Which of the two rational numbers is greater?$$ \frac{-5}{16}$$ or $$ \frac{-6}{8}$$

Answer

**step1** Understanding the Problem

We are asked to compare two rational numbers, $$ \frac{-5}{16}$$ and $$ \frac{-6}{8}$$, and determine which one is greater. To do this, we need to make them easier to compare.

**step2** Finding a Common Denominator

To compare fractions, it is helpful to give them the same denominator. The denominators are 16 and 8. We can find a common multiple for both 16 and 8.
Since 16 is a multiple of 8 (8 multiplied by 2 is 16), we can use 16 as our common denominator.

**step3** Converting the Fractions to the Common Denominator

The first fraction, $$ \frac{-5}{16}$$, already has a denominator of 16, so it remains as $$ \frac{-5}{16}$$.
The second fraction is $$ \frac{-6}{8}$$. To change its denominator to 16, we need to multiply the denominator by 2 (because $$8 \times 2 = 16$$). When we multiply the denominator by a number, we must also multiply the numerator by the same number to keep the fraction equivalent.
So, for $$ \frac{-6}{8}$$:
Multiply the numerator (-6) by 2: $$-6 \times 2 = -12$$
Multiply the denominator (8) by 2: $$8 \times 2 = 16$$
Therefore, $$ \frac{-6}{8}$$ is equivalent to $$ \frac{-12}{16}$$.

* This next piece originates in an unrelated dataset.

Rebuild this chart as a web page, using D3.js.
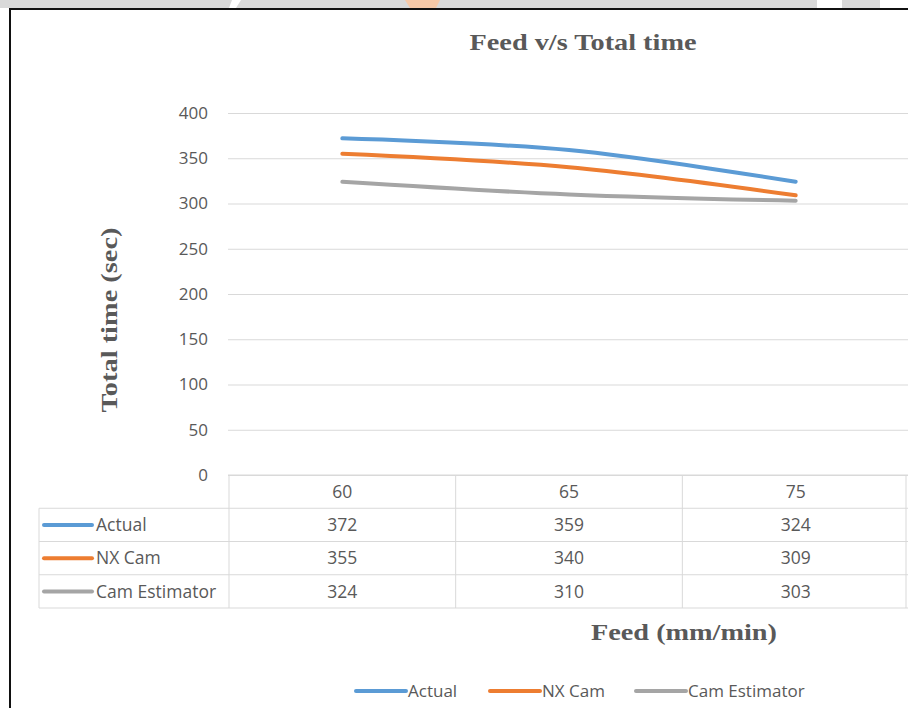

**step4** Comparing the Numerators

Now we need to compare $$ \frac{-5}{16}$$ and $$ \frac{-12}{16}$$.
Since both fractions have the same denominator (16), we can compare their numerators: -5 and -12.
On a number line, numbers to the right are greater.
-5 is to the right of -12.
Therefore, -5 is greater than -12.

**step5** Determining the Greater Fraction

Since -5 is greater than -12, it means that $$ \frac{-5}{16}$$ is greater than $$ \frac{-12}{16}$$.
Because $$ \frac{-12}{16}$$ is equivalent to $$ \frac{-6}{8}$$, we can conclude that $$ \frac{-5}{16}$$ is greater than $$ \frac{-6}{8}$$.